*** ENTRIES PROVIDED

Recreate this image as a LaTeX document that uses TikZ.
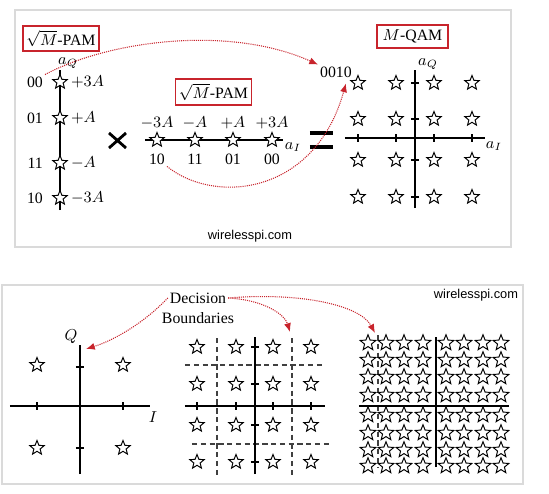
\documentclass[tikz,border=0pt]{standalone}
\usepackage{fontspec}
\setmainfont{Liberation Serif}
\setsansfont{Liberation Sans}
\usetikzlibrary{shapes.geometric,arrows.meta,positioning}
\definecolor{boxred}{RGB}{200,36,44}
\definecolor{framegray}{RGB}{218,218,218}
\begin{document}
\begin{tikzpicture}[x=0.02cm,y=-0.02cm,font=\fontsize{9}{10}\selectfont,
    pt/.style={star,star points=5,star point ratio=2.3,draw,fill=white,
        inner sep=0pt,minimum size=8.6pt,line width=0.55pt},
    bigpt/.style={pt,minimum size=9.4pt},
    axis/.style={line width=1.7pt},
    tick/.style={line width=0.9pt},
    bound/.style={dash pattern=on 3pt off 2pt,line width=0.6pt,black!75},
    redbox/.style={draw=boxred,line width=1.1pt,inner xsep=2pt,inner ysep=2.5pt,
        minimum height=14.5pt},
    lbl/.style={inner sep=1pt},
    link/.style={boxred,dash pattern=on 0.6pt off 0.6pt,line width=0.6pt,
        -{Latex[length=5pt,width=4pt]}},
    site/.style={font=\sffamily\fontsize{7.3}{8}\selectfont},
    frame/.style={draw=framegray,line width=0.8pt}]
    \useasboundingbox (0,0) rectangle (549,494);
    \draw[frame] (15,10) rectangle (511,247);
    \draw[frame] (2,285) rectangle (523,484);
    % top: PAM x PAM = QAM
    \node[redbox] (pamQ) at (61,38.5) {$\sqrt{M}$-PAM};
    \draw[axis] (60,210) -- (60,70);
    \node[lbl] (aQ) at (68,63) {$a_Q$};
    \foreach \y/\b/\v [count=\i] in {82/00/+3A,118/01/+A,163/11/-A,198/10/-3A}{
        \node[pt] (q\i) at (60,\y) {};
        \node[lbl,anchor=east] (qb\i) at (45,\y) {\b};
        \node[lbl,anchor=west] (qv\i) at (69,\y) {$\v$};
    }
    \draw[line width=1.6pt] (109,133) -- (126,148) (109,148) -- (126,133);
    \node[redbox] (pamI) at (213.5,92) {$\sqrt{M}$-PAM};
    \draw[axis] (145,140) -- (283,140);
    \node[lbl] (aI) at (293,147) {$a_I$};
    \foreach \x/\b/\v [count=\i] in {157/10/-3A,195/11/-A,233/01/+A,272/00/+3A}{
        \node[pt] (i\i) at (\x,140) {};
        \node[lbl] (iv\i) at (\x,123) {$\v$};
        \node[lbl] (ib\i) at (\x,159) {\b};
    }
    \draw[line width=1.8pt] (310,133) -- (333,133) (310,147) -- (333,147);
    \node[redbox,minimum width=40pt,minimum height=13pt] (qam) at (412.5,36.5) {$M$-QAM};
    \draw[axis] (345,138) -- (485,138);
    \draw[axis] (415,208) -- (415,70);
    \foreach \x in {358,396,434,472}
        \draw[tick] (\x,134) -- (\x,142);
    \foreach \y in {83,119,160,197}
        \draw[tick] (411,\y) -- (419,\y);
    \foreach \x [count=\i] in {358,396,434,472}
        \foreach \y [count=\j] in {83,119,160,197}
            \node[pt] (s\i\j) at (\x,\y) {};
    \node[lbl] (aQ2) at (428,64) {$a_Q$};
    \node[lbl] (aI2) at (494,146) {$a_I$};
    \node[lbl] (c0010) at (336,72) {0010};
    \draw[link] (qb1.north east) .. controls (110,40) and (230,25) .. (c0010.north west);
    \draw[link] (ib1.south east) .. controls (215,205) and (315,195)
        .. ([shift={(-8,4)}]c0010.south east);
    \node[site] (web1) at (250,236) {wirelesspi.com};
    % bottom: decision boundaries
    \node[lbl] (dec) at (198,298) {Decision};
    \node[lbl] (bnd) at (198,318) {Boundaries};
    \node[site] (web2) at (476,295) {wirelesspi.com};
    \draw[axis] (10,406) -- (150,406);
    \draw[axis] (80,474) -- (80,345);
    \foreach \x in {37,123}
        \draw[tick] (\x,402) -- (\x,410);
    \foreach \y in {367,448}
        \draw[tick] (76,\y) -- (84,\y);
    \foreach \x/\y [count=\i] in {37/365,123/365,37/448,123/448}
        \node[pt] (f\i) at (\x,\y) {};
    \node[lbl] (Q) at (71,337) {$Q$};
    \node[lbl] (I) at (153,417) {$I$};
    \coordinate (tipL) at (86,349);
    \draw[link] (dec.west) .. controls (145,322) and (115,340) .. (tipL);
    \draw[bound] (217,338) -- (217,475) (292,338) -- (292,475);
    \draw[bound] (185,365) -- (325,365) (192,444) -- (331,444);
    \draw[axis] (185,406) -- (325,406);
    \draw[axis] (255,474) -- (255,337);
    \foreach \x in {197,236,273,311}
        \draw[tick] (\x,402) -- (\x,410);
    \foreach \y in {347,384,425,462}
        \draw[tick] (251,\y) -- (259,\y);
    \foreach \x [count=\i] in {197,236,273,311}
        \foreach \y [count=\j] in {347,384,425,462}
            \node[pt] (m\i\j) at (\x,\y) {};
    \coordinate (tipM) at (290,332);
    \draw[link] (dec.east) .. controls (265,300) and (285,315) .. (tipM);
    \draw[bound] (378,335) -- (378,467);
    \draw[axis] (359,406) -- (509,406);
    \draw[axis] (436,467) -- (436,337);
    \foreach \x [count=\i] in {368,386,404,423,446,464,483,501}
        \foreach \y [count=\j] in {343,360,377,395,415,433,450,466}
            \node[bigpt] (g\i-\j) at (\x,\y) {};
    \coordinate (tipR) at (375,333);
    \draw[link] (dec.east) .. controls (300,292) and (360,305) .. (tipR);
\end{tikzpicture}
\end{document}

******
*** ENTRIES PROVIDED

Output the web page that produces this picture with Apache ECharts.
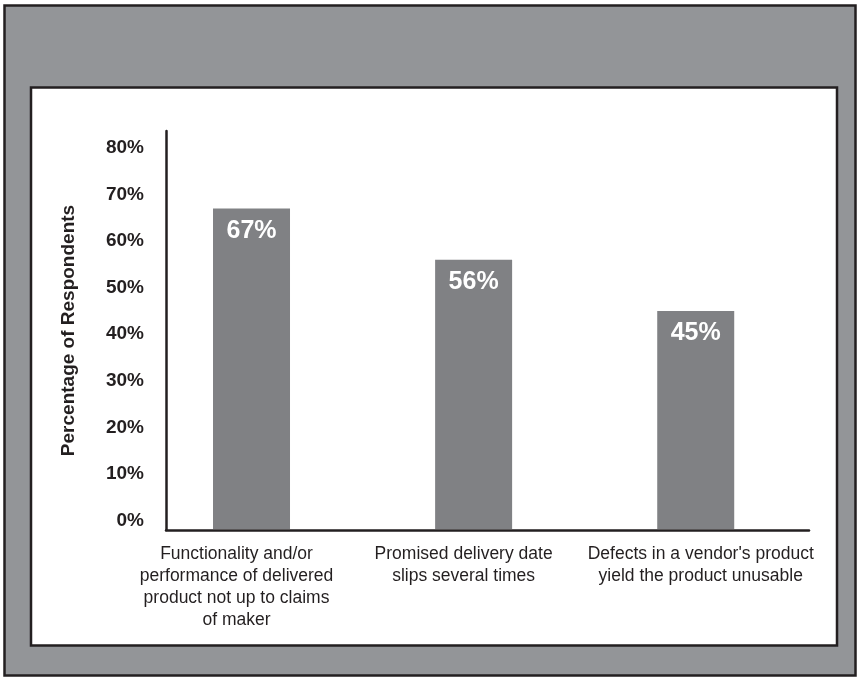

******
*** ENTRIES PROVIDED

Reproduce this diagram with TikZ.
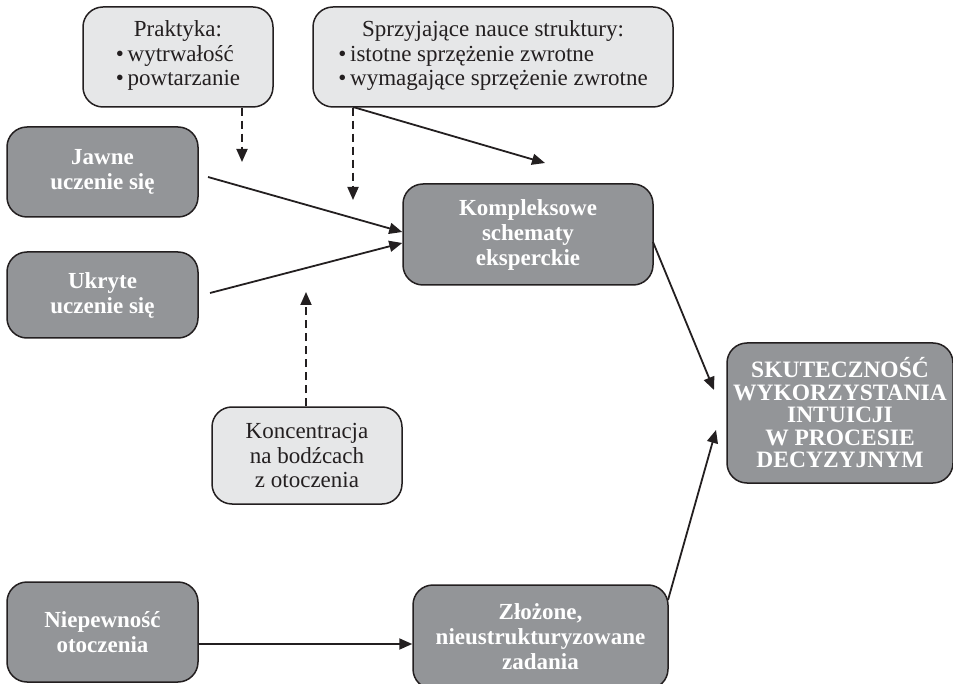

******

THE EXERCISE: Where a line of the data holds "with", show that line.

SOLUTION TO THE PROBLEM:
Output the web page that produces this picture with Apache ECharts.
Reproduce this diagram with TikZ.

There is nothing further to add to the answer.